Structural Priors in Deep Neural Networks
Deep learning has in recent years come to dominate the previously separate fields of research in machine learning, computer vision, natural language understanding and speech recognition. Despite breakthroughs in training deep networks, there remains a lack of understanding of both the optimization and structure of deep networks. The approach advocated by many researchers in the field has been to train monolithic networks with excess complexity, and strong regularization --- an approach that leaves much to desire in efficiency. Instead we propose that carefully designing networks in consideration of our prior knowledge of the task and learned representation can improve the memory and compute efficiency of state-of-the art networks, and even improve generalization --- what we propose to denote as structural priors.
We present two such novel structural priors for convolutional neural networks, and evaluate them in state-of-the-art image classification CNN architectures. The first of these methods proposes to exploit our knowledge of the low-rank nature of most filters learned for natural images by structuring a deep network to learn a collection of mostly small, low-rank, filters. The second addresses the filter/channel extents of convolutional filters, by learning filters with limited channel extents. The size of these channel-wise basis filters increases with the depth of the model, giving a novel sparse connection structure that resembles a tree root. Both methods are found to improve the generalization of these architectures while also decreasing the size and increasing the efficiency of their training and test-time computation.

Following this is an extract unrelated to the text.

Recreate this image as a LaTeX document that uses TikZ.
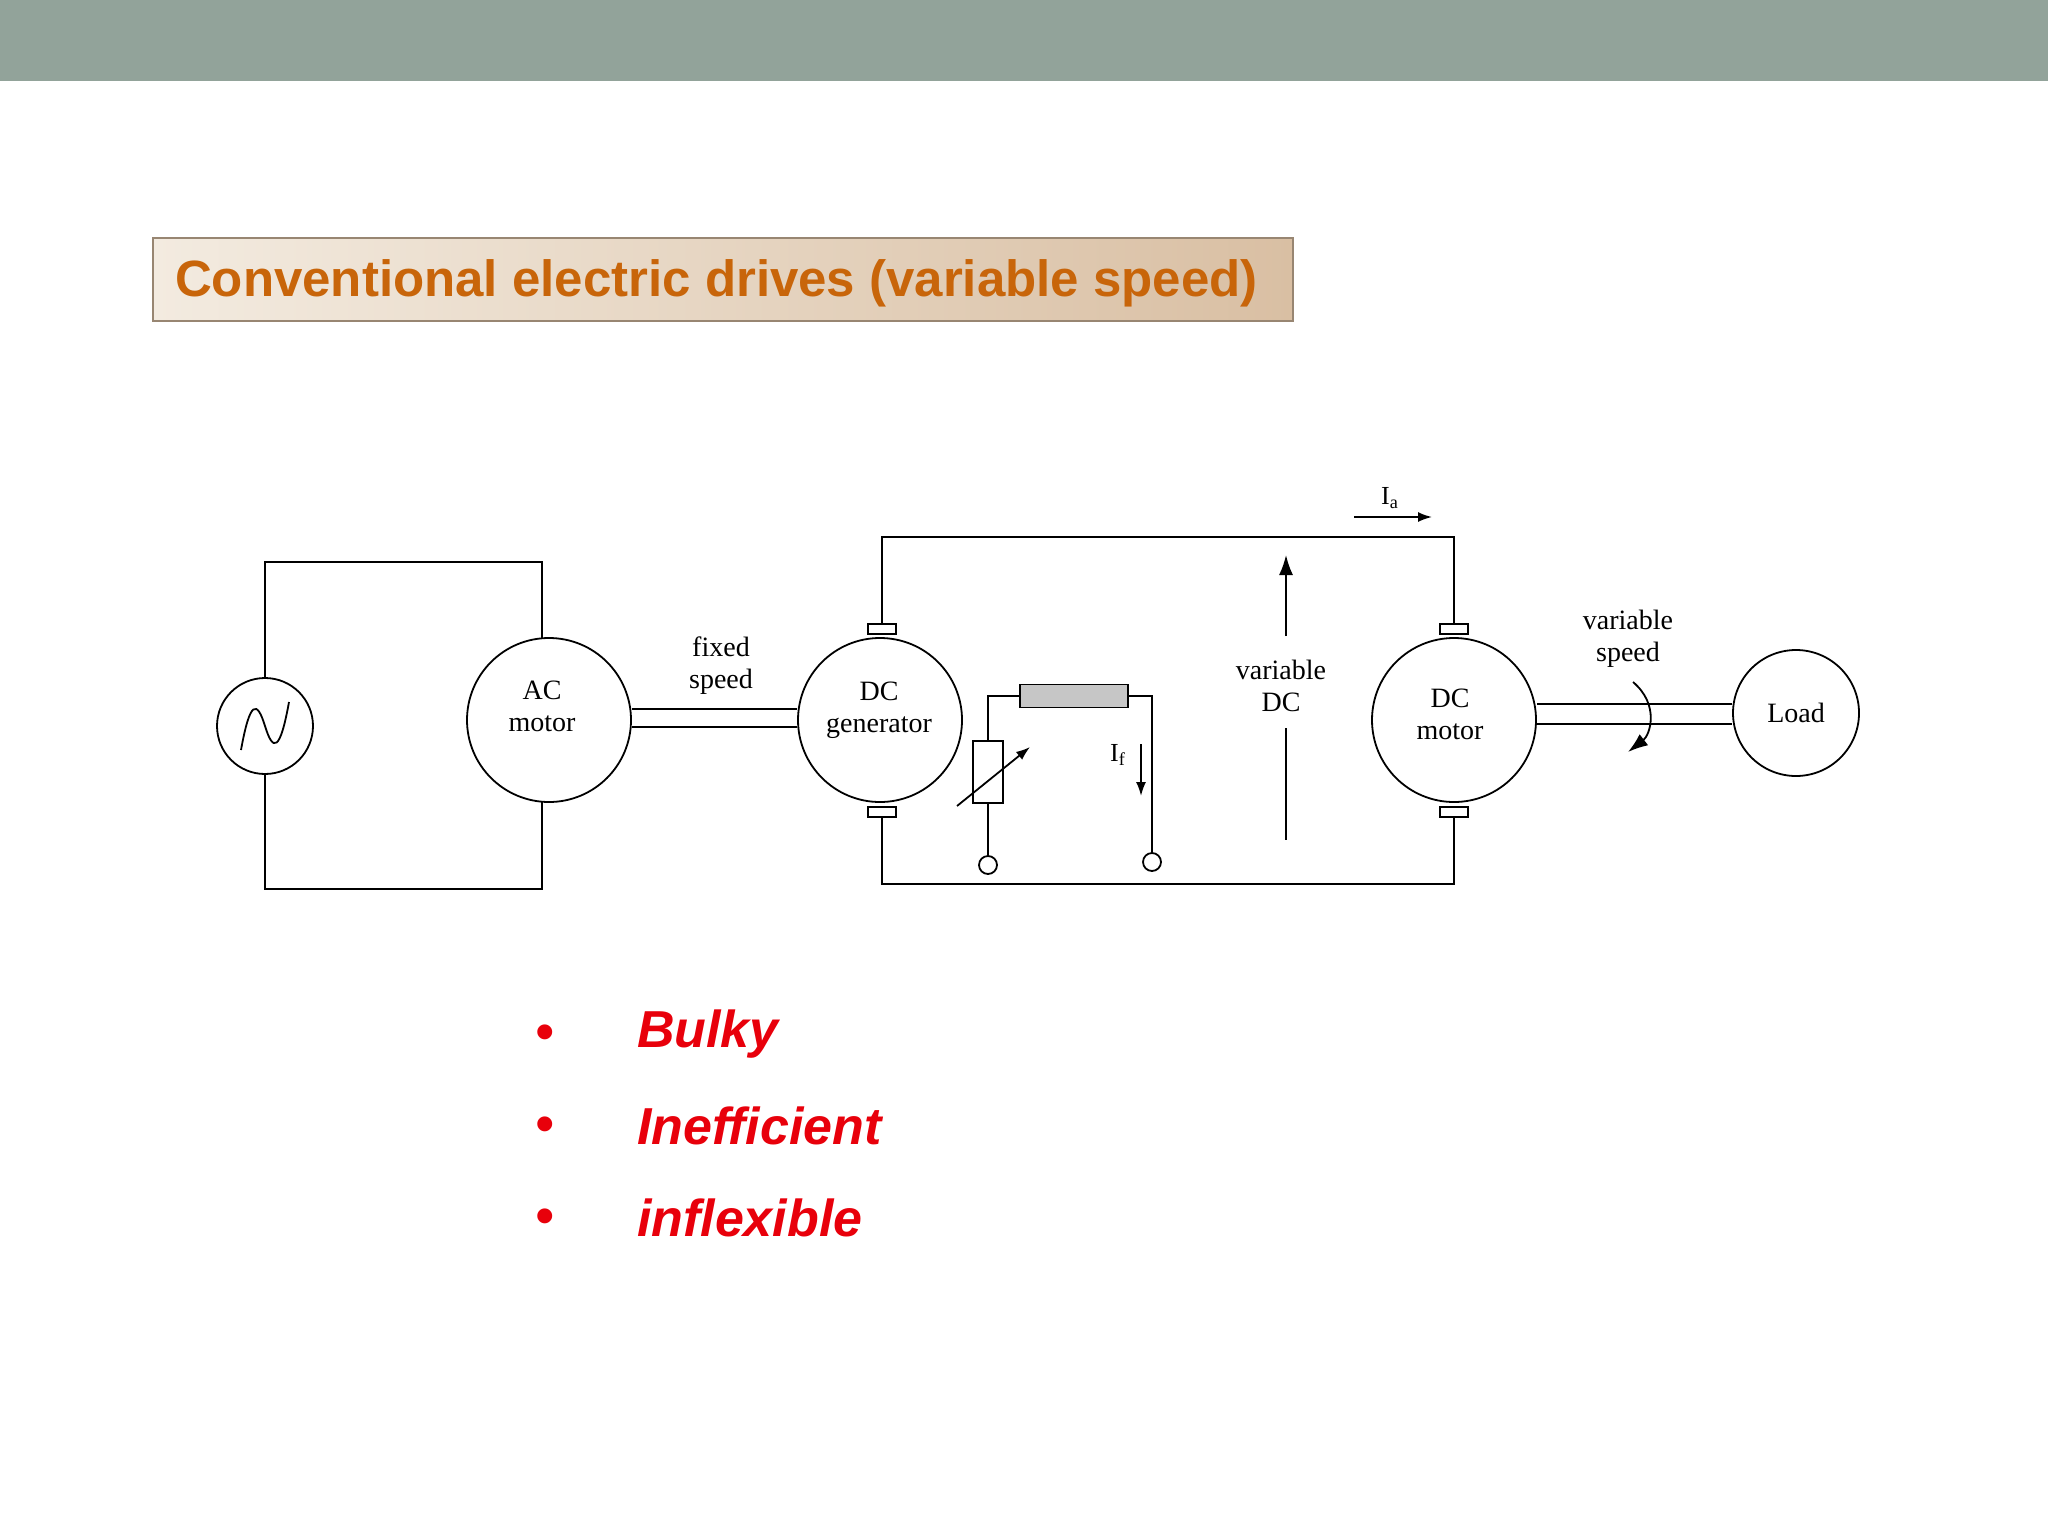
\documentclass[tikz,border=0pt]{standalone}
\usepackage{fontspec}
\setmainfont{Liberation Serif}
\newfontfamily\arial{Liberation Sans}
\usetikzlibrary{arrows.meta}
\definecolor{barc}{HTML}{92A39A}
\definecolor{titc}{HTML}{C8650A}
\definecolor{redc}{HTML}{E8000B}
\definecolor{boxl}{HTML}{F3EBE0}
\definecolor{boxr}{HTML}{D9BFA3}
\begin{document}
\begin{tikzpicture}[x=0.5pt,y=-0.5pt,
  w/.style={line width=1.1pt},
  mach/.style={circle,draw,line width=0.9pt,minimum size=82pt,inner sep=0pt,align=center,font=\fontsize{14}{16}\selectfont},
  brush/.style={draw,line width=0.9pt,fill=white,minimum width=14pt,minimum height=5pt,inner sep=0pt},
  lbl/.style={align=center,font=\fontsize{14}{16}\selectfont},
  arr/.style={-{Latex[length=7pt,width=5pt]},line width=0.9pt},
  bul/.style={anchor=west,font=\arial\bfseries\itshape\fontsize{26}{30}\selectfont,text=redc}]
\useasboundingbox (0,0) rectangle (2048,1536);
\fill[barc] (0,0) rectangle (2048,81);
% title
\shade[left color=boxl,right color=boxr] (153,238) rectangle (1293,321);
\draw[boxr!70!black,line width=0.8pt] (153,238) rectangle (1293,321);
\node[anchor=west,text=titc,font=\arial\bfseries\fontsize{25.5}{28}\selectfont] (title) at (168,283) {Conventional electric drives (variable speed)};
% AC source
\node[circle,draw,line width=0.9pt,minimum size=48pt] (src) at (265,726) {};
\draw[line width=0.9pt] (241,750) .. controls (250,700) and (257,700) .. (265,726) .. controls (273,752) and (280,752) .. (289,702);
\node[mach] (acm) at (549,720) {};
\node[lbl] (acl) at (542,706) {AC\\motor};
\draw[w] (src.north) |- (542,562) -- (542,639);
\draw[w] (src.south) |- (542,889) -- (542,801);
% shaft 1
\node[mach] (gen) at (880,720) {};
\node[lbl] (genl) at (879,710) {DC\\generator};
\draw[w] (acm.east |- 0,709) -- (gen.west |- 0,709);
\draw[w] (acm.east |- 0,727) -- (gen.west |- 0,727);
\node[lbl] (fs) at (721,666) {fixed\\speed};
% DC motor
\node[mach] (dcm) at (1454,720) {};
\node[lbl] (dcml) at (1450,714) {DC\\motor};
\node[brush] (gb1) at (882,629) {};
\node[brush] (gb2) at (882,812) {};
\node[brush] (mb1) at (1454,629) {};
\node[brush] (mb2) at (1454,812) {};
\draw[w] (gb1.north) |- (1454,537) -- (mb1.north);
\draw[w] (gb2.south) |- (1454,884) -- (mb2.south);
% load
\node[circle,draw,line width=0.9pt,minimum size=63pt,inner sep=0pt,font=\fontsize{14}{16}\selectfont] (load) at (1796,713) {Load};
\draw[w] (dcm.east |- 0,704) -- (load.west |- 0,704);
\draw[w] (dcm.east |- 0,724) -- (load.west |- 0,724);
\node[lbl] (vs) at (1628,639) {variable\\speed};
\coordinate (ca) at (1633,682);
\coordinate (cb) at (1628,752);
\draw[arr,-{Latex[length=10pt,width=7pt]}] (ca) .. controls (1660,705) and (1650,735) .. (cb);
% Ia
\coordinate (ia1) at (1354,517);
\coordinate (ia2) at (1432,517);
\draw[arr] (ia1) -- (ia2);
\node[lbl,font=\fontsize{13}{15}\selectfont] (ia) at (1390,498) {I\textsubscript{a}};
% variable DC
\node[lbl] (vdc) at (1281,686) {variable\\DC};
\coordinate (vt) at (1286,555);
\coordinate (vb) at (1286,840);
\draw[arr,-{Latex[length=10pt,width=7pt]}] (1286,636) -- (vt);
\draw[line width=0.9pt] (1286,728) -- (vb);
% field circuit
\node[draw,line width=0.9pt,circle,minimum size=9pt,inner sep=0pt] (t1) at (988,865) {};
\node[draw,line width=0.9pt,circle,minimum size=9pt,inner sep=0pt] (t2) at (1152,862) {};
\node[draw,line width=0.9pt,fill=gray!45,minimum width=54pt,minimum height=11.5pt,inner sep=0pt] (fw) at (1074,696) {};
\node[draw,line width=0.9pt,fill=white,minimum width=15pt,minimum height=31pt,inner sep=0pt] (rh) at (988,772) {};
\draw[w] (t1.north) -- (rh.south);
\draw[w] (rh.north) |- (fw.west);
\draw[w] (fw.east) -| (t2.north);
\coordinate (ra) at (957,806);
\coordinate (rb) at (1030,747);
\draw[arr] (ra) -- (rb);
\coordinate (if1) at (1141,744);
\coordinate (if2) at (1141,796);
\draw[arr] (if1) -- (if2);
\node[lbl,font=\fontsize{13}{15}\selectfont] (if) at (1118,755) {I\textsubscript{f}};
% bullets
\node[bul] (b1) at (528,1037) {\textbullet};
\node[bul] (b2) at (528,1129) {\textbullet};
\node[bul] (b3) at (528,1221) {\textbullet};
\node[bul] (t1b) at (630,1034) {Bulky};
\node[bul] (t2b) at (630,1126) {Inefficient};
\node[bul] (t3b) at (630,1218) {inflexible};
\end{tikzpicture}
\end{document}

Finally, we present work towards conditional computation in deep neural networks, moving towards a method of automatically learning structural priors in deep networks. We propose a new discriminative learning model, conditional networks, that jointly exploit the accurate representation learning capabilities of deep neural networks with the efficient conditional computation of decision trees. Conditional networks yield smaller models, and offer test-time flexibility in the trade-off of computation vs. accuracy.